Exercise prompt: Below is some material; set it all down exactly, apart from the pictures.

Material:

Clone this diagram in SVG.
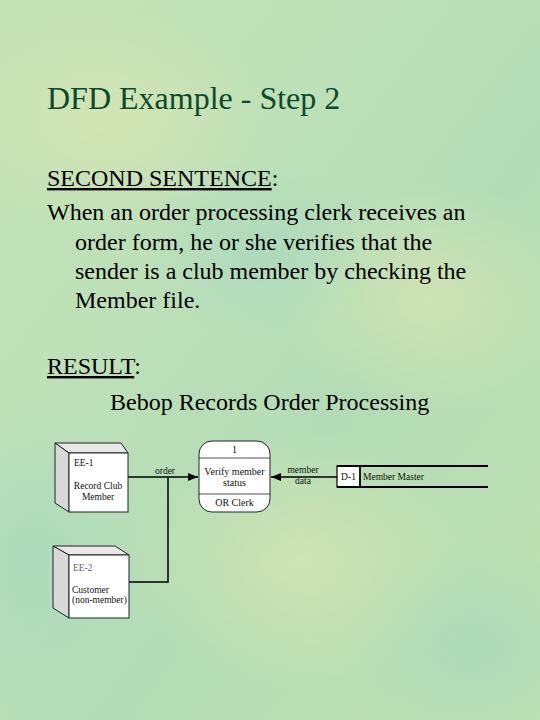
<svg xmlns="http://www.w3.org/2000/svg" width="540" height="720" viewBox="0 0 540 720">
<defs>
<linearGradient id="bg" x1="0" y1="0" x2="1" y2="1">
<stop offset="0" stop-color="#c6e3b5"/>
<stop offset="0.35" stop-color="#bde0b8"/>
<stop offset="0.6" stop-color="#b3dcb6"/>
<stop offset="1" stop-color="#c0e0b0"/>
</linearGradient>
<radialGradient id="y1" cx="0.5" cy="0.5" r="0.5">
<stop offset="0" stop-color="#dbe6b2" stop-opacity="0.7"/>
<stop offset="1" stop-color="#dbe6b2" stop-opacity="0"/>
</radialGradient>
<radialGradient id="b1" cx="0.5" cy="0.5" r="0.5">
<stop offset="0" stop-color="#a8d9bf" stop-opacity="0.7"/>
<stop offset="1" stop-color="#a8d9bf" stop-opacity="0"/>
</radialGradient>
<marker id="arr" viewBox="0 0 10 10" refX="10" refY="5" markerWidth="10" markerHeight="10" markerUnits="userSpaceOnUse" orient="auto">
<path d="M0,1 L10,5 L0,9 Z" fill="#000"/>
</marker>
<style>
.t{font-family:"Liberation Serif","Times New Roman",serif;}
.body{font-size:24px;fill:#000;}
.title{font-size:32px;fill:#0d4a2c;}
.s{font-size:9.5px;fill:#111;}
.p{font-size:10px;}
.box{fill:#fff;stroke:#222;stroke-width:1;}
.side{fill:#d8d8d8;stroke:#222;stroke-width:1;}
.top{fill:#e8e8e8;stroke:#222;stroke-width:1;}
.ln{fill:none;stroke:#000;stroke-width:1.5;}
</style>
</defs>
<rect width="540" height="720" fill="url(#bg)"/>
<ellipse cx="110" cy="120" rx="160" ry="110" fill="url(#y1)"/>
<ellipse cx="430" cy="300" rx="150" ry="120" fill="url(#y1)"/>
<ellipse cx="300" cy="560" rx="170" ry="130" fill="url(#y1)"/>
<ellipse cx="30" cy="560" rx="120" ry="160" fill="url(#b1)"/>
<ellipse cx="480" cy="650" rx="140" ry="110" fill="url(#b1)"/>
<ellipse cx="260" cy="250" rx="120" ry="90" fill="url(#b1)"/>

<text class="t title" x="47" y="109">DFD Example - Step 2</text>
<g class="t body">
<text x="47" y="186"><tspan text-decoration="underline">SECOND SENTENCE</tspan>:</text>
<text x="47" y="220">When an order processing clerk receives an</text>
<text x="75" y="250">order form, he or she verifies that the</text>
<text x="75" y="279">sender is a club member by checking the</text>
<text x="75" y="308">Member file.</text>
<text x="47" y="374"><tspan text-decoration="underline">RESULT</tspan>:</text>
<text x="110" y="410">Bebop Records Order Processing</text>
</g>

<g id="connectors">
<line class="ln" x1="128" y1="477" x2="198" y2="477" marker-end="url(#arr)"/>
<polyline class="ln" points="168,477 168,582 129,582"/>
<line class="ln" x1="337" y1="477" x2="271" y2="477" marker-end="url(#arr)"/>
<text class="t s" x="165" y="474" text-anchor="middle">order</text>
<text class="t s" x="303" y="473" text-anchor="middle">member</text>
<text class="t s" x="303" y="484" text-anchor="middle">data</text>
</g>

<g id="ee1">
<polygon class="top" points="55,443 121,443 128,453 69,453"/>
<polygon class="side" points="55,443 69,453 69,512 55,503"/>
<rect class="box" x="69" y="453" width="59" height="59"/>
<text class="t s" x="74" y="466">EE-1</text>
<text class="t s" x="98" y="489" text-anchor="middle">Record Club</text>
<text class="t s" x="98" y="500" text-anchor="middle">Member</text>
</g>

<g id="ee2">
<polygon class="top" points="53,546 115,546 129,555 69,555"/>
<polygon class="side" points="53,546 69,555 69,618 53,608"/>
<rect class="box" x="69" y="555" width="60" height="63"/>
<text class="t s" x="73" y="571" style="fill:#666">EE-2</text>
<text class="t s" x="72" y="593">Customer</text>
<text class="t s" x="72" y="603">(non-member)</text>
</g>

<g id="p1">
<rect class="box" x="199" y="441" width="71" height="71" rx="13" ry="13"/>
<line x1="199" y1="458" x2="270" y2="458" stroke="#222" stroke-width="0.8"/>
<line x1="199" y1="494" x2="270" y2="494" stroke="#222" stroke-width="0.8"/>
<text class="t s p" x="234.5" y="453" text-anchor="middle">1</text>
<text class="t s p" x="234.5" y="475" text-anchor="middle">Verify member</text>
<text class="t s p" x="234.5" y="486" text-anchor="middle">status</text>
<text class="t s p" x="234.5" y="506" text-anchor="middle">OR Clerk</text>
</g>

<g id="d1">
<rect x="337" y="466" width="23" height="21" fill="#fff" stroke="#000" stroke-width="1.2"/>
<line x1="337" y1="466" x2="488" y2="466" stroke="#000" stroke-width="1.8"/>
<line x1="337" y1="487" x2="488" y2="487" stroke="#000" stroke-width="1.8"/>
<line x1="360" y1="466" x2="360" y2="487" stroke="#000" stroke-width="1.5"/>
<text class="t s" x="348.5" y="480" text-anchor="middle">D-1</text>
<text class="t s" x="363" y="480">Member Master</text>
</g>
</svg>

Finished exercise:
Clone this diagram in SVG.
<svg xmlns="http://www.w3.org/2000/svg" width="540" height="720" viewBox="0 0 540 720">
<defs>
<linearGradient id="bg" x1="0" y1="0" x2="1" y2="1">
<stop offset="0" stop-color="#c6e3b5"/>
<stop offset="0.35" stop-color="#bde0b8"/>
<stop offset="0.6" stop-color="#b3dcb6"/>
<stop offset="1" stop-color="#c0e0b0"/>
</linearGradient>
<radialGradient id="y1" cx="0.5" cy="0.5" r="0.5">
<stop offset="0" stop-color="#dbe6b2" stop-opacity="0.7"/>
<stop offset="1" stop-color="#dbe6b2" stop-opacity="0"/>
</radialGradient>
<radialGradient id="b1" cx="0.5" cy="0.5" r="0.5">
<stop offset="0" stop-color="#a8d9bf" stop-opacity="0.7"/>
<stop offset="1" stop-color="#a8d9bf" stop-opacity="0"/>
</radialGradient>
<marker id="arr" viewBox="0 0 10 10" refX="10" refY="5" markerWidth="10" markerHeight="10" markerUnits="userSpaceOnUse" orient="auto">
<path d="M0,1 L10,5 L0,9 Z" fill="#000"/>
</marker>
<style>
.t{font-family:"Liberation Serif","Times New Roman",serif;}
.body{font-size:24px;fill:#000;}
.title{font-size:32px;fill:#0d4a2c;}
.s{font-size:9.5px;fill:#111;}
.p{font-size:10px;}
.box{fill:#fff;stroke:#222;stroke-width:1;}
.side{fill:#d8d8d8;stroke:#222;stroke-width:1;}
.top{fill:#e8e8e8;stroke:#222;stroke-width:1;}
.ln{fill:none;stroke:#000;stroke-width:1.5;}
</style>
</defs>
<rect width="540" height="720" fill="url(#bg)"/>
<ellipse cx="110" cy="120" rx="160" ry="110" fill="url(#y1)"/>
<ellipse cx="430" cy="300" rx="150" ry="120" fill="url(#y1)"/>
<ellipse cx="300" cy="560" rx="170" ry="130" fill="url(#y1)"/>
<ellipse cx="30" cy="560" rx="120" ry="160" fill="url(#b1)"/>
<ellipse cx="480" cy="650" rx="140" ry="110" fill="url(#b1)"/>
<ellipse cx="260" cy="250" rx="120" ry="90" fill="url(#b1)"/>

<text class="t title" x="47" y="109">DFD Example - Step 2</text>
<g class="t body">
<text x="47" y="186"><tspan text-decoration="underline">SECOND SENTENCE</tspan>:</text>
<text x="47" y="220">When an order processing clerk receives an</text>
<text x="75" y="250">order form, he or she verifies that the</text>
<text x="75" y="279">sender is a club member by checking the</text>
<text x="75" y="308">Member file.</text>
<text x="47" y="374"><tspan text-decoration="underline">RESULT</tspan>:</text>
<text x="110" y="410">Bebop Records Order Processing</text>
</g>

<g id="connectors">
<line class="ln" x1="128" y1="477" x2="198" y2="477" marker-end="url(#arr)"/>
<polyline class="ln" points="168,477 168,582 129,582"/>
<line class="ln" x1="337" y1="477" x2="271" y2="477" marker-end="url(#arr)"/>
<text class="t s" x="165" y="474" text-anchor="middle">order</text>
<text class="t s" x="303" y="473" text-anchor="middle">member</text>
<text class="t s" x="303" y="484" text-anchor="middle">data</text>
</g>

<g id="ee1">
<polygon class="top" points="55,443 121,443 128,453 69,453"/>
<polygon class="side" points="55,443 69,453 69,512 55,503"/>
<rect class="box" x="69" y="453" width="59" height="59"/>
<text class="t s" x="74" y="466">EE-1</text>
<text class="t s" x="98" y="489" text-anchor="middle">Record Club</text>
<text class="t s" x="98" y="500" text-anchor="middle">Member</text>
</g>

<g id="ee2">
<polygon class="top" points="53,546 115,546 129,555 69,555"/>
<polygon class="side" points="53,546 69,555 69,618 53,608"/>
<rect class="box" x="69" y="555" width="60" height="63"/>
<text class="t s" x="73" y="571" style="fill:#666">EE-2</text>
<text class="t s" x="72" y="593">Customer</text>
<text class="t s" x="72" y="603">(non-member)</text>
</g>

<g id="p1">
<rect class="box" x="199" y="441" width="71" height="71" rx="13" ry="13"/>
<line x1="199" y1="458" x2="270" y2="458" stroke="#222" stroke-width="0.8"/>
<line x1="199" y1="494" x2="270" y2="494" stroke="#222" stroke-width="0.8"/>
<text class="t s p" x="234.5" y="453" text-anchor="middle">1</text>
<text class="t s p" x="234.5" y="475" text-anchor="middle">Verify member</text>
<text class="t s p" x="234.5" y="486" text-anchor="middle">status</text>
<text class="t s p" x="234.5" y="506" text-anchor="middle">OR Clerk</text>
</g>

<g id="d1">
<rect x="337" y="466" width="23" height="21" fill="#fff" stroke="#000" stroke-width="1.2"/>
<line x1="337" y1="466" x2="488" y2="466" stroke="#000" stroke-width="1.8"/>
<line x1="337" y1="487" x2="488" y2="487" stroke="#000" stroke-width="1.8"/>
<line x1="360" y1="466" x2="360" y2="487" stroke="#000" stroke-width="1.5"/>
<text class="t s" x="348.5" y="480" text-anchor="middle">D-1</text>
<text class="t s" x="363" y="480">Member Master</text>
</g>
</svg>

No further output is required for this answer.